The right side has a flow to it but the left feels like the wood simply got laid down and feels unnatural. You can try using the left rear piece to help soften or add interest to the front piece.


----------



## ibmikmaq (Aug 19, 2011)

I like the curved one on the right I say take the rest and have them all pointing from right side towards the left, keep them all together like entangled with each other pointing the same as the curved one on the right that points towards the left. use all soil type substrate on the right side all around the base of driftwood . in the front two inches of tank run a strip of pool filter sand onlyand then on the left side make the sand go to the back of tank, make this about 1/3 the length of tank and leave open and plant all around base of drift wood and tie moss and java fern to driftwood. Back wall behind the driftwood plant some tall background grass like plant and have some slow top flow making the grass stretch towards to left like flowing with the drift wood!


----------



## iKine (Aug 4, 2011)

I would take the smaller piece in the back left and use it to fill in the gap in the middle/right.


----------



## jmrmotorhead (Sep 27, 2011)

I agree- right side looks great, try to place them so it looks like one big piece, entangled together, rather than oppositely placed. I love the pieces BTW


----------



## theloneplant (Sep 8, 2011)

Alright, I did some modification to the original hardscape as well as experimenting a bit. It seemed like most people liked the right half of the aquascape, so I changed around the two pieces that seemed off. Then after I got a picture of that, I tore down that hardscape and started building others. I like how they turned out, tell me which one you like the best! (I'll still try to continue experimenting until I get something perfect )

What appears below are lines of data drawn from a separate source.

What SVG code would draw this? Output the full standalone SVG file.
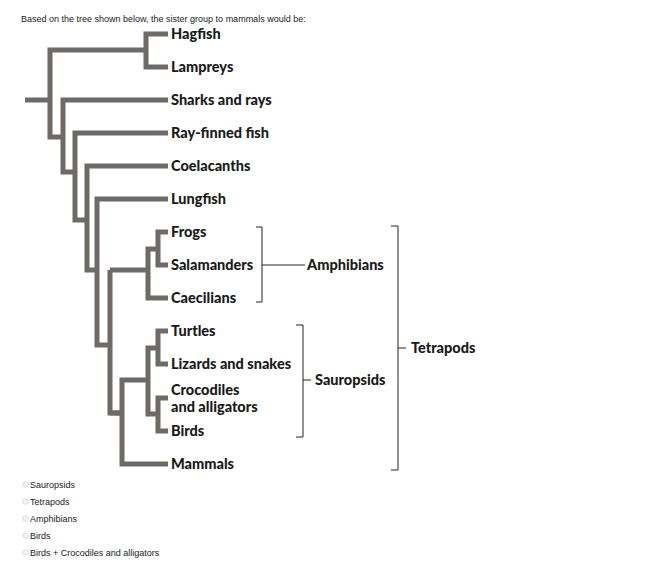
<svg xmlns="http://www.w3.org/2000/svg" width="650" height="576" viewBox="0 0 650 576">
<style>
.t{font-family:Lato,"Liberation Sans",sans-serif;font-weight:900;font-size:14.5px;fill:#1a1a1a}
.s{font-family:"Liberation Sans",Arial,sans-serif;font-size:9px;fill:#222}
.br{fill:none;stroke:#222;stroke-width:1}
.rd{fill:#f2f2f2;stroke:#ccc;stroke-width:0.6}
</style>
<rect width="650" height="576" fill="#fff"/>
<text class="s" x="21" y="22">Based on the tree shown below, the sister group to mammals would be:</text>
<g id="connectors" fill="none" stroke="#6e6a67" stroke-width="5" stroke-linejoin="miter" stroke-linecap="butt">
<path d="M25 100H50M168 34H146V67H168M146 50H50V137H63M168 100H63V172H75M168 133H75V220H87M168 166H87V270H97M168 199H97V345H110M110 270V413H122"/>
<path d="M168 232H158V265H168M158 249H148V298H168M148 270H110"/>
<path d="M168 331H158V364H168M158 348H148V414H158M168 398H158V431H168M148 380H122V464H168M122 413H110"/>
</g>
<g id="brackets">
<path class="br" d="M256 227H262V302H256M262 265H305"/>
<path class="br" d="M296 325H303V437H296M303 380H311"/>
<path class="br" d="M391 226H398V470H391M398 348H406"/>
</g>
<g id="tips">
<text class="t" x="171" y="39">Hagfish</text>
<text class="t" x="171" y="72">Lampreys</text>
<text class="t" x="171" y="105">Sharks and rays</text>
<text class="t" x="171" y="138">Ray-finned fish</text>
<text class="t" x="171" y="171">Coelacanths</text>
<text class="t" x="171" y="204">Lungfish</text>
<text class="t" x="171" y="237">Frogs</text>
<text class="t" x="171" y="270">Salamanders</text>
<text class="t" x="171" y="303">Caecilians</text>
<text class="t" x="171" y="336">Turtles</text>
<text class="t" x="171" y="369">Lizards and snakes</text>
<text class="t" x="171" y="395">Crocodiles</text>
<text class="t" x="171" y="412">and alligators</text>
<text class="t" x="171" y="436">Birds</text>
<text class="t" x="171" y="469">Mammals</text>
</g>
<g id="groups">
<text class="t" x="307" y="270">Amphibians</text>
<text class="t" x="315" y="385">Sauropsids</text>
<text class="t" x="411" y="353">Tetrapods</text>
</g>
<g id="options">
<circle class="rd" cx="25.5" cy="484.5" r="2.8"/><text class="s" x="30" y="487.5">Sauropsids</text>
<circle class="rd" cx="25.5" cy="501.5" r="2.8"/><text class="s" x="30" y="504.5">Tetrapods</text>
<circle class="rd" cx="25.5" cy="518.5" r="2.8"/><text class="s" x="30" y="521.5">Amphibians</text>
<circle class="rd" cx="25.5" cy="535.5" r="2.8"/><text class="s" x="30" y="538.5">Birds</text>
<circle class="rd" cx="25.5" cy="552.5" r="2.8"/><text class="s" x="30" y="555.5">Birds + Crocodiles and alligators</text>
</g>
</svg>
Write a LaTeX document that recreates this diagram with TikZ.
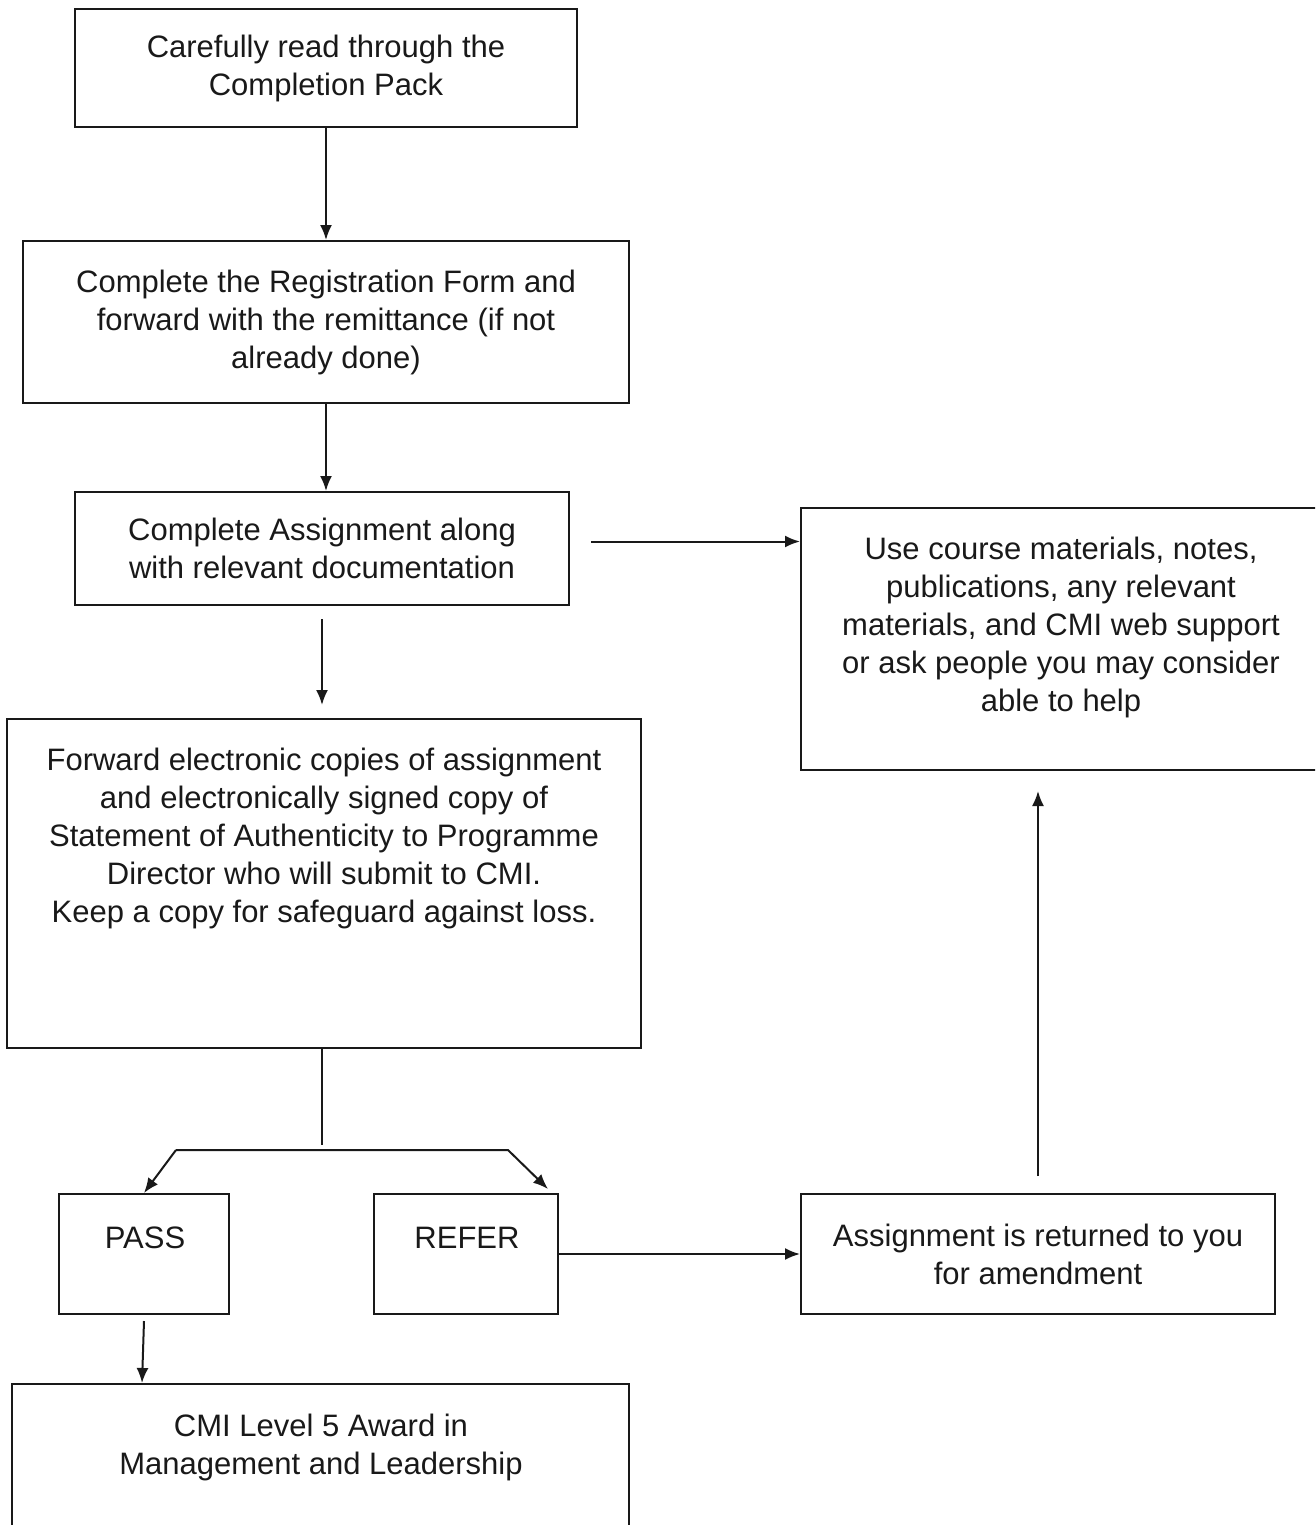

The original hardscape modified:









A triangle-shaped hardscape:









Valley/triangle shape:









Island shape (Using a piece I didn't use in any other scapes, kind of a cool look but I think I like the others a little more):










Tell me what you guys think, it's helping a lot! Should I keep adding more to the arsenal?


----------



## MlDukes (Nov 24, 2009)

IMO the modified original has nice flow and the way the wood is placed gives you some nice dividers for diff plants.

try to vision each hardscape fully planted


----------



## jmrmotorhead (Sep 27, 2011)

IMO, either the original modified, or the valley triangle one. I really like the separation on the valley one, I could see that with a sand path going from foreground right to background left between the wood, with heavy planting on either side. However id work the left side a bit more, get more of it down low where it would settle. Looks kind of "placed".

I like that your taking the time to get your hardscape exactly how you want it, wish I did that!
You'll get it,

Matt


----------



## Kibblemania1414 (Feb 1, 2011)

i like it


----------



## ibmikmaq (Aug 19, 2011)

Oh that valley triangle one looks nice with substrate it would look as if it was on continuous root that grew under substrate then came back out! Planted on both sides with that nice valley of sand riding between in center would look sweet!


----------



## jmrmotorhead (Sep 27, 2011)

ibmikmaq said:


> Oh that valley triangle one looks nice with substrate it would look as if it was on continuous root that grew under substrate then came back out! Planted on both sides with that nice valley of sand riding between in center would look sweet!


Exactly my thoughts!


----------



## iKine (Aug 4, 2011)

theloneplant said:


> Valley/triangle shape:


That one.


----------



## ibmikmaq (Aug 19, 2011)

Well I can't wait to see the build! Start a journal so we can follow along!


----------



## theloneplant (Sep 8, 2011)

I was planning on it! I think I'll go with my original hardscape instead of the valley/triangle because of the extra room for planting/swimming space. The idea for the valley/triangle is that there is so much space taken up by driftwood on the left and that's where I'm supposed to be planting. The original design does look good and also grants me that extra space while looking like the hardscape actually takes up more space.

I'm actually building my own stand and am probably also going to make a thread of that. Once I finish my stand I'll start cycling and update/whatnot.

Thanks for the support


----------



## ibmikmaq (Aug 19, 2011)

you plant around base of main drift wood and other side of center one and all along the back wall plus there is plenty of room for foreground plants! the valley/triangle is so eye pleasing! you will have plenty of space to plant!


----------



## theloneplant (Sep 8, 2011)

I think I'm set on the original hardscape, I'm not purely doing an amano style aquarium because if I was, the valley/triangle would be the best. I also want the scape to showcase fish, and I think that the original will be best for that.

I modified the original again, tell me if you like it


----------



## kuni (May 7, 2010)

Move the right piece all the way to the left.

Flip the large left piece upside down, move it a little to the right.

Use the smaller thick piece so that it looks like the third large branch of the combination piece.

That should work well.


----------



## HiepSTA (Aug 23, 2011)

the last time i asked how my hardscape was, she slapped me in the face


----------